Namun juga tidak dapat dipungkiri para aparat organisasi banyak yang terlibat
kedalam arus yang menghilangkan sifat dan watak independensinya, memungkinkan
untuk membawa kepentingan elit tertentu untuk mengorbankan kepentingan
organisasi.
Hal
tersebut sangat bertentangan dengan organisasi ini (HMI) yang masih mempertahankan
independensi sejak 5 Februari 1947. Melihat potensi kader yang sangat besar
dari HMI, sering godaan datang untuk menjadikan HMI sebagai underbouw golongan tertentu, massa
tersebut bukan tidak mungkin diarahkan kepada hal yang sifatnya menjerumuskan.

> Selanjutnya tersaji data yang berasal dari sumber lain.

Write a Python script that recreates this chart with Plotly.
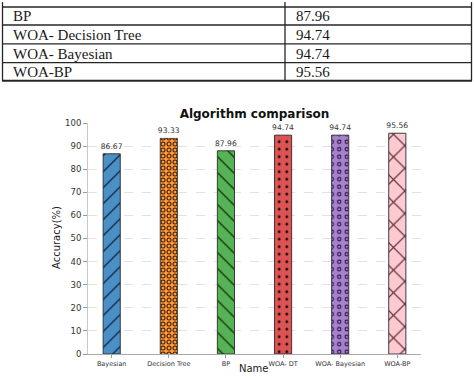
import plotly.graph_objects as go

# ---- data ----
names = ["Bayesian", "Decision Tree", "BP", "WOA- DT", "WOA- Bayesian", "WOA-BP"]
accuracy = [86.67, 93.33, 87.96, 94.74, 94.74, 95.56]

table_names = ["BP", "WOA- Decision Tree", "WOA- Bayesian", "WOA-BP"]
table_values = ["87.96", "94.74", "94.74", "95.56"]

# ---- styles ----
bar_colors = ["#4a90c6", "#ff9a3e", "#55b255", "#df5253", "#a682cc", "#ffc9d2"]
hatch_colors = ["#142a45", "#3f1c00", "#143814", "#000000", "#2a1245", "#6a3c42"]
hatch_shapes = ["/", ".", "\\", ".", ".", "x"]
hatch_sizes = [11.3, 6, 11.3, 7.5, 7.5, 16]
hatch_solid = [0.12, 0.56, 0.12, 0.1, 0.28, 0.15]
ring_inner = {1: 0.2, 4: 0.08}   # hollow centres for the circle hatches

W, H = 474, 380
L, R, T, B = 88, 421, 123, 358


def px2x(px):
    return (px - L) / (R - L)


def py2y(py):
    return (B - py) / (B - T)


fig = go.Figure()

for i, (nm, val) in enumerate(zip(names, accuracy)):
    fig.add_trace(go.Bar(
        x=[nm], y=[val], width=0.3,
        marker=dict(
            color=bar_colors[i],
            line=dict(color="#2a2a2a", width=0.9),
            pattern=dict(shape=hatch_shapes[i], fgcolor=hatch_colors[i], fgopacity=1,
                         size=hatch_sizes[i], solidity=hatch_solid[i], fillmode="overlay"),
        ),
        texttemplate="%{y:.2f}", textposition="outside", constraintext="none",
        textfont=dict(family="DejaVu Sans", size=7.6, color="#333333"),
        cliponaxis=False, showlegend=False,
    ))
    if i in ring_inner:
        fig.add_trace(go.Bar(
            x=[nm], y=[val], width=0.3,
            marker=dict(
                color="rgba(0,0,0,0)",
                line=dict(width=0),
                pattern=dict(shape=".", fgcolor=bar_colors[i], fgopacity=1,
                             size=hatch_sizes[i], solidity=ring_inner[i],
                             fillmode="overlay"),
            ),
            hoverinfo="skip", showlegend=False,
        ))

fig.update_layout(
    width=W, height=H, autosize=False,
    margin=dict(l=L, r=W - R, t=T, b=H - B, pad=0),
    paper_bgcolor="white", plot_bgcolor="white",
    barmode="overlay",
    font=dict(family="DejaVu Sans", color="#333333"),
    title=dict(text="Algorithm comparison", x=0.5, xref="paper",
               y=1 - 114 / H, yref="container", xanchor="center", yanchor="middle",
               font=dict(family="DejaVu Sans", size=12, color="#111111", weight="bold")),
    xaxis=dict(range=[-0.415, 5.415], categoryorder="array", categoryarray=names,
               showline=True, linecolor="#aaaaaa", linewidth=1,
               ticks="outside", ticklen=3, tickcolor="#999999",
               tickfont=dict(size=6.5, color="#333333"), showgrid=False, zeroline=False),
    yaxis=dict(range=[0, 100], dtick=10, showline=True, linecolor="#c8c8c8", linewidth=1,
               ticks="outside", ticklen=4, tickcolor="#999999",
               tickfont=dict(size=8.5, color="#333333"),
               showgrid=True, gridcolor="#e2e2e2", gridwidth=0.8, griddash="dash",
               zeroline=False),
)

# axis titles
fig.add_annotation(text="Name", x=px2x(254), y=py2y(373), xref="paper", yref="paper",
                   showarrow=False, xanchor="center", yanchor="middle",
                   font=dict(size=10, color="#222222"))
fig.add_annotation(text="Accuracy(%)", x=px2x(56), y=py2y(240), xref="paper", yref="paper",
                   showarrow=False, textangle=-90, xanchor="center", yanchor="middle",
                   font=dict(size=10, color="#222222"))

# ---- table drawn above the chart ----
line_col = "#262626"
h_lines = [5, 23.3, 42.5, 61.5, 80]
for i, yy in enumerate(h_lines):
    fig.add_shape(type="line", xref="paper", yref="paper",
                  x0=px2x(2), x1=px2x(472), y0=py2y(yy), y1=py2y(yy),
                  line=dict(color=line_col, width=2 if i == len(h_lines) - 1 else 1.3))
for xx in [2.5, 285, 471.5]:
    fig.add_shape(type="line", xref="paper", yref="paper",
                  x0=px2x(xx), x1=px2x(xx), y0=py2y(0), y1=py2y(80),
                  line=dict(color=line_col, width=1.3))

for i, (nm, val) in enumerate(zip(table_names, table_values)):
    yc = (h_lines[i] + h_lines[i + 1]) / 2 + 0.5
    fig.add_annotation(text=nm, x=px2x(11), y=py2y(yc), xref="paper", yref="paper",
                       showarrow=False, xanchor="left", yanchor="middle",
                       font=dict(family="Liberation Serif", size=15, color="#1a1a1a"))
    fig.add_annotation(text=val, x=px2x(294), y=py2y(yc), xref="paper", yref="paper",
                       showarrow=False, xanchor="left", yanchor="middle",
                       font=dict(family="Liberation Serif", size=15, color="#1a1a1a"))

# remove the browser's default body margin so the figure sits at the page origin
fig.write_html("out.html", config={"displayModeBar": False},
               post_script="document.body.style.margin='0';document.body.style.padding='0';")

Contohnya dapat kita lihat bersama ketika aksi tandingan bertemakan kebhinekaan
yang menampilkan atribut HMI banyak berserakan dan lebih menghebohkannya lagi
atribut HMI tersebut dipergunakan oleh mereka yang bukan anggota/kader HMI.
Begitulah
gambaran umumnya ketika independensi sudah tidak menjiwai dan menjadi ruh dalam
diri setiap kader HMI. Mencoreng nama baik organisasi, kemudian pelemahan
kepercayaan terhadap masyarakat dan berujung pada menimbulkan paradigma yang
berbeda terhadap HMI. Bahkan yang lebih parahnya lagi masyarakat akan bersikap
antipati kepada HMI.
Oleh: Abdullah Batara
Kader HMI Cabang Medan, Kabid P3A HMI Komisariat UISU periode 2016-2017.
[1]
QS:Al-Isra:36
[2]
Sitompul, Agussalim :HMI Mengayuh Di Antara Cita Dan Kritik.
[3]
Nurcholish Madjid, ISLAM DOKTRIN DAN PERADABAN, Paramadina, Jakarta ,1999
[4] Denok
Shinta Cahyaningrum: Quo Vadis KOHATI; HMI MENGAYUH DI ANTARA CITA DAN KRITIK
[5]
Hasil-hasil Kongres HMI XXVIII (tafsir independensi)
[6]
QS:Als-Shaaf:4
Catatan: Tulisan di atas adalah karya penulis ketika mengikuti lomba menulis esai dan mendapatkan juara 1 yang diadakan oleh HMI Badan Koordinasi (Badko) SUMUT dalam rangka memperingati Milad HMI ke-70 tahun.